Washington, January 26: The US wants Afghanistan to seek the removal of senior Taliban leaders from an international black list of terrorists so as to pave the way for talks with the emboldened group.
“I think the time has come to do it,” Kai Eide, the head of the UN mission in Afghanistan, told.
Eide said Afghan officials should seek the removal of some Taliban leaders from the UN’s black list of terrorists, which includes 144 Taliban leaders, including its supreme leader Mullah Mohammad Omar.
Under UN Resolution 1267, governments are obliged to freeze the bank accounts of those on the list and prevent them from traveling.
Some believe the black list has prevented Taliban leaders from entering into negotiations because they would be arrested if they showed their faces.
The request to remove the names from the UN list can only be made by the Kabul government.
“If you want relevant results, then you have to talk to the relevant person in authority,” Eide believes.
Taliban ruled Afghanistan from 1996 until being ousted in the 2001 US invasion.
Since then, they have been launching guerrilla warfare against the foreign troops and the West-backed Kabul government.
A recent report by the International Council on Security and Development (ICOS) said Taliban had widened its influence to cover almost all Afghanistan.
Future Role
“As a soldier, my personal feeling is that there’s been enough fighting,” says McChrystal.
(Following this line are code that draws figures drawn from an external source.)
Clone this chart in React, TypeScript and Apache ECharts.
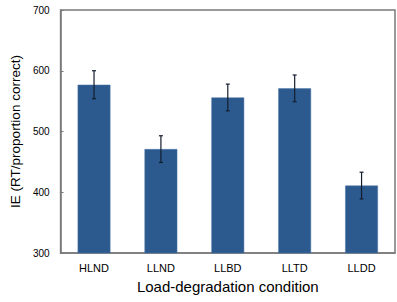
import React, { useEffect, useRef } from "react";
import * as echarts from "echarts";

const categories = ["HLND", "LLND", "LLBD", "LLTD", "LLDD"];
const means = [577, 471, 556, 571, 411];
const errors = [23, 22, 22, 22, 22];
const yTicks = { min: 300, max: 700, interval: 100 };

export default function App() {
  const ref = useRef<HTMLDivElement>(null);
  useEffect(() => {
    if (!ref.current) return;
    const chart = echarts.init(ref.current, undefined, { renderer: "svg" });
    const font = "Liberation Sans, Arial, Helvetica, sans-serif";
    chart.setOption({
      animation: false,
      grid: {
        left: 56,
        right: 2,
        top: 10,
        bottom: 49,
        show: true,
        borderColor: "#7a7a7a",
        borderWidth: 1.5,
        backgroundColor: "transparent",
      },
      xAxis: {
        type: "category",
        data: categories,
        name: "Load-degradation condition",
        nameLocation: "middle",
        nameGap: 26,
        nameTextStyle: { fontFamily: font, fontSize: 15, color: "#000" },
        axisLine: { lineStyle: { color: "#7a7a7a", width: 1.5 } },
        axisTick: { show: false },
        axisLabel: { fontFamily: font, fontSize: 11, color: "#000", margin: 9 },
      },
      yAxis: {
        type: "value",
        min: yTicks.min,
        max: yTicks.max,
        interval: yTicks.interval,
        name: "IE (RT/proportion correct)",
        nameLocation: "middle",
        nameGap: 31,
        nameTextStyle: { fontFamily: font, fontSize: 13.5, color: "#000" },
        axisLine: { show: true, lineStyle: { color: "#7a7a7a", width: 1.5 } },
        axisTick: { show: true, inside: true, length: 3, lineStyle: { color: "#7a7a7a" } },
        splitLine: { show: false },
        axisLabel: { fontFamily: font, fontSize: 10, color: "#000", margin: 11 },
      },
      series: [
        {
          type: "bar",
          data: means,
          barWidth: "49%",
          itemStyle: { color: "#2c5a8f", borderColor: "#4a74a6", borderWidth: 0.5 },
        },
        {
          type: "custom",
          data: means.map((m, i) => [i, m - errors[i], m + errors[i]]),
          z: 10,
          renderItem: (params: any, api: any) => {
            const x = api.value(0);
            const lo = api.coord([x, api.value(1)]);
            const hi = api.coord([x, api.value(2)]);
            const cap = 2;
            const style = { stroke: "#141e2e", lineWidth: 1.2 };
            return {
              type: "group",
              children: [
                { type: "line", shape: { x1: lo[0], y1: lo[1], x2: hi[0], y2: hi[1] }, style },
                { type: "line", shape: { x1: hi[0] - cap, y1: hi[1], x2: hi[0] + cap, y2: hi[1] }, style },
                { type: "line", shape: { x1: lo[0] - cap, y1: lo[1], x2: lo[0] + cap, y2: lo[1] }, style },
              ],
            };
          },
        },
      ],
    });
    return () => chart.dispose();
  }, []);
  return <div ref={ref} style={{ width: 397, height: 302, position: "absolute", left: 0, top: 0 }} />;
}
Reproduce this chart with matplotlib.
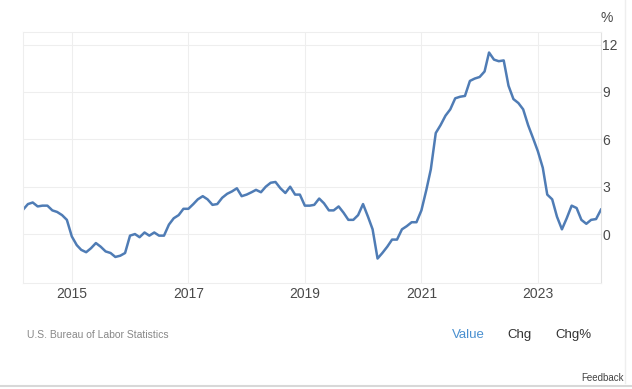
import numpy as np
import pandas as pd
import matplotlib
matplotlib.use("Agg")
from matplotlib import pyplot as plt

plt.rcParams['font.family'] = ['Liberation Sans', 'DejaVu Sans']

# monthly yoy %, Mar 2014 - Feb 2024
months = pd.date_range("2014-03-01", "2024-02-01", freq="MS")
v2014 = [1.54, 1.9, 2.0, 1.75, 1.8, 1.8, 1.5, 1.4, 1.2, 0.9]
v2015 = [-0.15, -0.7, -1.0, -1.15, -0.9, -0.57, -0.8, -1.1, -1.2, -1.45, -1.37, -1.2]
v2016 = [-0.1, 0.0, -0.2, 0.1, -0.1, 0.1, -0.1, -0.1, 0.6, 1.0, 1.2, 1.6]
v2017 = [1.6, 1.9, 2.2, 2.4, 2.2, 1.85, 1.9, 2.3, 2.55, 2.7, 2.9, 2.4]
v2018 = [2.5, 2.65, 2.8, 2.65, 3.0, 3.25, 3.3, 2.9, 2.6, 3.0, 2.5, 2.5]
v2019 = [1.8, 1.8, 1.85, 2.25, 1.95, 1.5, 1.5, 1.75, 1.35, 0.9, 0.9, 1.2]
v2020 = [1.9, 1.1, 0.3, -1.55, -1.2, -0.8, -0.35, -0.35, 0.3, 0.5, 0.75, 0.75]
v2021 = [1.5, 2.8, 4.1, 6.4, 6.9, 7.5, 7.9, 8.6, 8.7, 8.75, 9.7, 9.85]
v2022 = [9.95, 10.3, 11.5, 11.05, 10.95, 11.0, 9.4, 8.55, 8.3, 7.9, 6.9, 6.1]
v2023 = [5.25, 4.2, 2.5, 2.2, 1.1, 0.3, 1.0, 1.8, 1.65, 0.9, 0.65, 0.9]
v2024 = [0.95, 1.55]
values = v2014 + v2015 + v2016 + v2017 + v2018 + v2019 + v2020 + v2021 + v2022 + v2023 + v2024

yticks = [0, 3, 6, 9, 12]
xyears = [2015, 2017, 2019, 2021, 2023]

fig = plt.figure(figsize=(6.32, 3.89), dpi=100)
ax = fig.add_axes([23/632, 1-283/389, 578/632, 251/389])

ax.plot(months, values, color='#4f7cb5', lw=1.8, solid_joinstyle='round')

ax.set_xlim(months[0], months[-1])
ax.set_ylim(-3.1, 12.8)
ax.set_yticks(yticks)
ax.set_xticks([pd.Timestamp(f"{y}-01-01") for y in xyears])
ax.set_xticklabels([str(y) for y in xyears])
ax.yaxis.tick_right()
ax.grid(True, color='#eeeeee', lw=0.8)
ax.tick_params(length=0, labelsize=10, colors='#4a4a4a')
ax.tick_params(axis='y', pad=1)
ax.tick_params(axis='x', pad=3)
for s in ax.spines:
    ax.spines[s].set_color('#eeeeee')
ax.spines['right'].set_color('#e2e2e2')

fig.text(607/632, 1-18/389, '%', fontsize=10, color='#4a4a4a', ha='center', va='center')
fig.text(27/632, 1-335/389, 'U.S. Bureau of Labor Statistics', fontsize=7.5, color='#888888', va='center')
fig.text(468/632, 1-335/389, 'Value', fontsize=9.5, color='#4a90d0', ha='center', va='center')
fig.text(520/632, 1-335/389, 'Chg', fontsize=9.5, color='#333333', ha='center', va='center')
fig.text(573/632, 1-335/389, 'Chg%', fontsize=9.5, color='#333333', ha='center', va='center')
fig.text(624/632, 1-378/389, 'Feedback', fontsize=7, color='#444444', ha='right', va='center')
fig.add_artist(plt.Line2D([0, 1], [3/389, 3/389], color='#d8d8d8', lw=1.5))
fig.add_artist(plt.Line2D([625/632, 625/632], [6/389, 1], color='#eeeeee', lw=1))

fig.savefig("out.png", dpi=100)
Arsalan Rahmani, a former Taliban deputy minister, agrees that removing Taliban leaders from the UN terrorist list would help open the way for peace talks.
“This would allow the Taliban to appear in public,” Rahmani, who now lives in the Afghan capital, told the NY Times.
“It would allow the possibility of starting negotiations in a third country.”
US General Stanley McChrystal, the commander of NATO forces in Afghanistan, sees eventual Taliban peace deal.
“As a soldier, my personal feeling is that there’s been enough fighting,” he said in an interview with the Financial Times.
McChrystal hopes the deployment of 30,000 additional US troops could bring a “negotiated peace” with the Taliban.
He even accepts that Taliban can be part of the future Kabul government.
“I think any Afghans can play a role if they focus on the future, and not the past.”
A plan to reach out to Taliban dominated talks between Afghanistan and Pakistan leaders Hamid Karzai and Asif Zardari during a summit in Istanbul on Monday.
American, Afghan and NATO leaders are also preparing an ambitious program to persuade Taliban fighters to lay down arms in exchange for schooling and jobs.
The plan, expected to cost hundreds of millions of dollars, will be the focus of an international conference on Afghanistan this week in London.
But Eide, the UN representative in Afghanistan, doubts that the plan would be the answer.
“I don’t believe it’s as simple as saying that these are people who are unemployed, and if we find them employment they will go our way,” he asserted.
“Reintegration by itself is not enough.”